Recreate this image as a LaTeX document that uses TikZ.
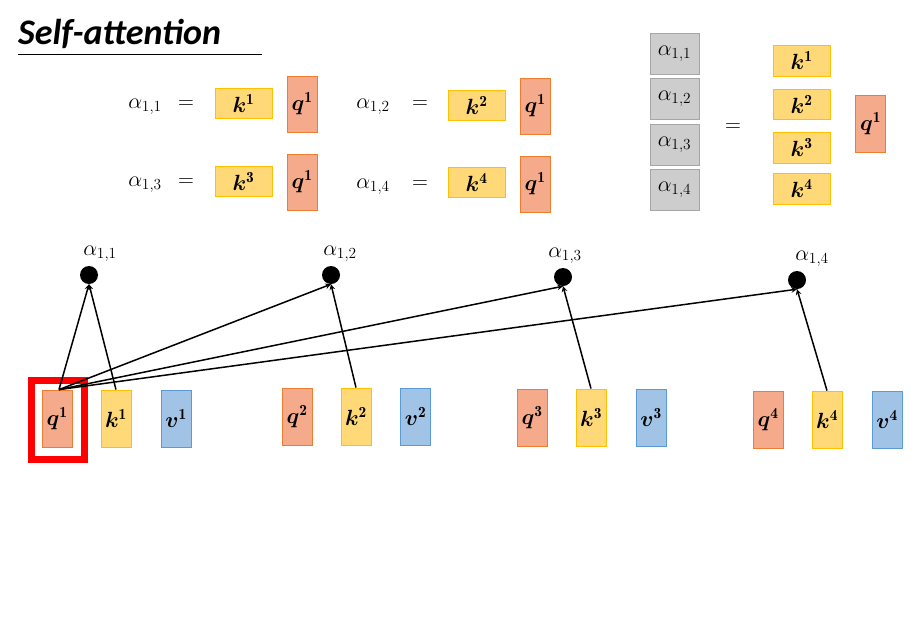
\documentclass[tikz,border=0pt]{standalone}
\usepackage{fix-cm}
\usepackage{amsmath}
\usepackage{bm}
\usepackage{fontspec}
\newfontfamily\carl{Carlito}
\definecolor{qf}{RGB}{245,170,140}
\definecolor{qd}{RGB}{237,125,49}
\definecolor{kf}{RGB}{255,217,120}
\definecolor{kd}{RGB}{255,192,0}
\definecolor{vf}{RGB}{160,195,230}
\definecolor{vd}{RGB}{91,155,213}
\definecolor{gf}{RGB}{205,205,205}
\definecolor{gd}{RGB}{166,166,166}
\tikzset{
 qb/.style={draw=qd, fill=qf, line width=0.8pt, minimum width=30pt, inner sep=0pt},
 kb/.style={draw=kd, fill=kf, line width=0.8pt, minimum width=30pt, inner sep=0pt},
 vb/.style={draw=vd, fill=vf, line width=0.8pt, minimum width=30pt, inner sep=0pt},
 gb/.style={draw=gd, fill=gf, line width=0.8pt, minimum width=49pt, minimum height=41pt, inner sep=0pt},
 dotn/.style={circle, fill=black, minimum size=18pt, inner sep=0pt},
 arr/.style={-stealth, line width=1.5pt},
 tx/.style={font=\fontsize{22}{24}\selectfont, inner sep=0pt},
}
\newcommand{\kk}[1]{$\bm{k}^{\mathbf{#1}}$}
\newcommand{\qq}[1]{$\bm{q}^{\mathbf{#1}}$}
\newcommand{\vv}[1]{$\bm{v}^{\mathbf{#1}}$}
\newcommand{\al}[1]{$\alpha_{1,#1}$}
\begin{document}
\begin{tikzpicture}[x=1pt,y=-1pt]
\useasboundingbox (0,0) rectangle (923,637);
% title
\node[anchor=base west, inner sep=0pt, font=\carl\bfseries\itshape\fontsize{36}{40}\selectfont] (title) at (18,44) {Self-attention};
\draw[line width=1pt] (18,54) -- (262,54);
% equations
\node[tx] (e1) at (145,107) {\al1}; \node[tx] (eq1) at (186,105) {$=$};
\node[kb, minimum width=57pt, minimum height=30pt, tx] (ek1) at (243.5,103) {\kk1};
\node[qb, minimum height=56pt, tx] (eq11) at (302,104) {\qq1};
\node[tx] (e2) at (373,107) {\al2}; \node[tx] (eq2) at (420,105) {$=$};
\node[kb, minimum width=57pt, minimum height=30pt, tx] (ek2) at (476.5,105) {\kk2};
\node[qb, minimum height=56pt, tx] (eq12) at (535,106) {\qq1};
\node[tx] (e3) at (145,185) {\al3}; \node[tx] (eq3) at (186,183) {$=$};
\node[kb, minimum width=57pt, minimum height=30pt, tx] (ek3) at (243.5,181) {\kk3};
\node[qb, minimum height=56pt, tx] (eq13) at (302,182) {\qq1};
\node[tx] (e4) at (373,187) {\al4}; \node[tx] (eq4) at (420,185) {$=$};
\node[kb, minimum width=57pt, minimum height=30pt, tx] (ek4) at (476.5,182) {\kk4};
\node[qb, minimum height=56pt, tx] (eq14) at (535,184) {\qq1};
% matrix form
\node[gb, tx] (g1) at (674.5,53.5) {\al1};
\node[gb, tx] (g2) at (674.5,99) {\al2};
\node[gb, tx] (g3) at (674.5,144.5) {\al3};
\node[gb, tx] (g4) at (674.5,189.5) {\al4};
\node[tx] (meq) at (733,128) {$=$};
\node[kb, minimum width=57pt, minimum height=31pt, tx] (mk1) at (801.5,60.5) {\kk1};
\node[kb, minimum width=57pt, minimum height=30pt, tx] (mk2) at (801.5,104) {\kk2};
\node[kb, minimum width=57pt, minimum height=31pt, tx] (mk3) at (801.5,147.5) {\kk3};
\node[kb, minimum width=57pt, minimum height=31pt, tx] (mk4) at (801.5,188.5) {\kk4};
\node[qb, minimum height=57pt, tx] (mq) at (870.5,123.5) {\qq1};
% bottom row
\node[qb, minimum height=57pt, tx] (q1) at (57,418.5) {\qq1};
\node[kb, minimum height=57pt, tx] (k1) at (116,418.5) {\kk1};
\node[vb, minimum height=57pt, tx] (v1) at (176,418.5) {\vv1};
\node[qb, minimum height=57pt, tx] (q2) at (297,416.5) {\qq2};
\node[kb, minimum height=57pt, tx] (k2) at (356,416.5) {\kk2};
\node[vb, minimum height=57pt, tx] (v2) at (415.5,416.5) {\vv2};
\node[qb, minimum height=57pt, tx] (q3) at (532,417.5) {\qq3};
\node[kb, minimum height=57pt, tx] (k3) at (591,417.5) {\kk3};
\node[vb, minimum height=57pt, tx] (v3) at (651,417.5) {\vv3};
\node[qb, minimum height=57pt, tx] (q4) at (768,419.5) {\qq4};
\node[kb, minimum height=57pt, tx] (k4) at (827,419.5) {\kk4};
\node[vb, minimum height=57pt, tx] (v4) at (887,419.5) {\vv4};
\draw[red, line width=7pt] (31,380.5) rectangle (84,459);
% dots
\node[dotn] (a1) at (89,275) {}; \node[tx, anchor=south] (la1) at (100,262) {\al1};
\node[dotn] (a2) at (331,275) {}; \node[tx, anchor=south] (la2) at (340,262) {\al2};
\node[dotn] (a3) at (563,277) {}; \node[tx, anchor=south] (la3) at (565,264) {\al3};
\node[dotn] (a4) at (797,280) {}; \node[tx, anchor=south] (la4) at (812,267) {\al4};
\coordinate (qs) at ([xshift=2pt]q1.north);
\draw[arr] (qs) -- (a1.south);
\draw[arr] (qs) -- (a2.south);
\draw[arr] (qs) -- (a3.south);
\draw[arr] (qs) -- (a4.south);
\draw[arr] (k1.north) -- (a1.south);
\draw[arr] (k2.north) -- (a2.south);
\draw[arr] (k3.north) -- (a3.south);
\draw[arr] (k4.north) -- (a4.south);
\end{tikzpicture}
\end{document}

--*--

* Objective
All of the data above should be quoted exactly, except for the pictures.

* Response for this exercise
Recreate this image as a LaTeX document that uses TikZ.
\documentclass[tikz,border=0pt]{standalone}
\usepackage{fix-cm}
\usepackage{amsmath}
\usepackage{bm}
\usepackage{fontspec}
\newfontfamily\carl{Carlito}
\definecolor{qf}{RGB}{245,170,140}
\definecolor{qd}{RGB}{237,125,49}
\definecolor{kf}{RGB}{255,217,120}
\definecolor{kd}{RGB}{255,192,0}
\definecolor{vf}{RGB}{160,195,230}
\definecolor{vd}{RGB}{91,155,213}
\definecolor{gf}{RGB}{205,205,205}
\definecolor{gd}{RGB}{166,166,166}
\tikzset{
 qb/.style={draw=qd, fill=qf, line width=0.8pt, minimum width=30pt, inner sep=0pt},
 kb/.style={draw=kd, fill=kf, line width=0.8pt, minimum width=30pt, inner sep=0pt},
 vb/.style={draw=vd, fill=vf, line width=0.8pt, minimum width=30pt, inner sep=0pt},
 gb/.style={draw=gd, fill=gf, line width=0.8pt, minimum width=49pt, minimum height=41pt, inner sep=0pt},
 dotn/.style={circle, fill=black, minimum size=18pt, inner sep=0pt},
 arr/.style={-stealth, line width=1.5pt},
 tx/.style={font=\fontsize{22}{24}\selectfont, inner sep=0pt},
}
\newcommand{\kk}[1]{$\bm{k}^{\mathbf{#1}}$}
\newcommand{\qq}[1]{$\bm{q}^{\mathbf{#1}}$}
\newcommand{\vv}[1]{$\bm{v}^{\mathbf{#1}}$}
\newcommand{\al}[1]{$\alpha_{1,#1}$}
\begin{document}
\begin{tikzpicture}[x=1pt,y=-1pt]
\useasboundingbox (0,0) rectangle (923,637);
% title
\node[anchor=base west, inner sep=0pt, font=\carl\bfseries\itshape\fontsize{36}{40}\selectfont] (title) at (18,44) {Self-attention};
\draw[line width=1pt] (18,54) -- (262,54);
% equations
\node[tx] (e1) at (145,107) {\al1}; \node[tx] (eq1) at (186,105) {$=$};
\node[kb, minimum width=57pt, minimum height=30pt, tx] (ek1) at (243.5,103) {\kk1};
\node[qb, minimum height=56pt, tx] (eq11) at (302,104) {\qq1};
\node[tx] (e2) at (373,107) {\al2}; \node[tx] (eq2) at (420,105) {$=$};
\node[kb, minimum width=57pt, minimum height=30pt, tx] (ek2) at (476.5,105) {\kk2};
\node[qb, minimum height=56pt, tx] (eq12) at (535,106) {\qq1};
\node[tx] (e3) at (145,185) {\al3}; \node[tx] (eq3) at (186,183) {$=$};
\node[kb, minimum width=57pt, minimum height=30pt, tx] (ek3) at (243.5,181) {\kk3};
\node[qb, minimum height=56pt, tx] (eq13) at (302,182) {\qq1};
\node[tx] (e4) at (373,187) {\al4}; \node[tx] (eq4) at (420,185) {$=$};
\node[kb, minimum width=57pt, minimum height=30pt, tx] (ek4) at (476.5,182) {\kk4};
\node[qb, minimum height=56pt, tx] (eq14) at (535,184) {\qq1};
% matrix form
\node[gb, tx] (g1) at (674.5,53.5) {\al1};
\node[gb, tx] (g2) at (674.5,99) {\al2};
\node[gb, tx] (g3) at (674.5,144.5) {\al3};
\node[gb, tx] (g4) at (674.5,189.5) {\al4};
\node[tx] (meq) at (733,128) {$=$};
\node[kb, minimum width=57pt, minimum height=31pt, tx] (mk1) at (801.5,60.5) {\kk1};
\node[kb, minimum width=57pt, minimum height=30pt, tx] (mk2) at (801.5,104) {\kk2};
\node[kb, minimum width=57pt, minimum height=31pt, tx] (mk3) at (801.5,147.5) {\kk3};
\node[kb, minimum width=57pt, minimum height=31pt, tx] (mk4) at (801.5,188.5) {\kk4};
\node[qb, minimum height=57pt, tx] (mq) at (870.5,123.5) {\qq1};
% bottom row
\node[qb, minimum height=57pt, tx] (q1) at (57,418.5) {\qq1};
\node[kb, minimum height=57pt, tx] (k1) at (116,418.5) {\kk1};
\node[vb, minimum height=57pt, tx] (v1) at (176,418.5) {\vv1};
\node[qb, minimum height=57pt, tx] (q2) at (297,416.5) {\qq2};
\node[kb, minimum height=57pt, tx] (k2) at (356,416.5) {\kk2};
\node[vb, minimum height=57pt, tx] (v2) at (415.5,416.5) {\vv2};
\node[qb, minimum height=57pt, tx] (q3) at (532,417.5) {\qq3};
\node[kb, minimum height=57pt, tx] (k3) at (591,417.5) {\kk3};
\node[vb, minimum height=57pt, tx] (v3) at (651,417.5) {\vv3};
\node[qb, minimum height=57pt, tx] (q4) at (768,419.5) {\qq4};
\node[kb, minimum height=57pt, tx] (k4) at (827,419.5) {\kk4};
\node[vb, minimum height=57pt, tx] (v4) at (887,419.5) {\vv4};
\draw[red, line width=7pt] (31,380.5) rectangle (84,459);
% dots
\node[dotn] (a1) at (89,275) {}; \node[tx, anchor=south] (la1) at (100,262) {\al1};
\node[dotn] (a2) at (331,275) {}; \node[tx, anchor=south] (la2) at (340,262) {\al2};
\node[dotn] (a3) at (563,277) {}; \node[tx, anchor=south] (la3) at (565,264) {\al3};
\node[dotn] (a4) at (797,280) {}; \node[tx, anchor=south] (la4) at (812,267) {\al4};
\coordinate (qs) at ([xshift=2pt]q1.north);
\draw[arr] (qs) -- (a1.south);
\draw[arr] (qs) -- (a2.south);
\draw[arr] (qs) -- (a3.south);
\draw[arr] (qs) -- (a4.south);
\draw[arr] (k1.north) -- (a1.south);
\draw[arr] (k2.north) -- (a2.south);
\draw[arr] (k3.north) -- (a3.south);
\draw[arr] (k4.north) -- (a4.south);
\end{tikzpicture}
\end{document}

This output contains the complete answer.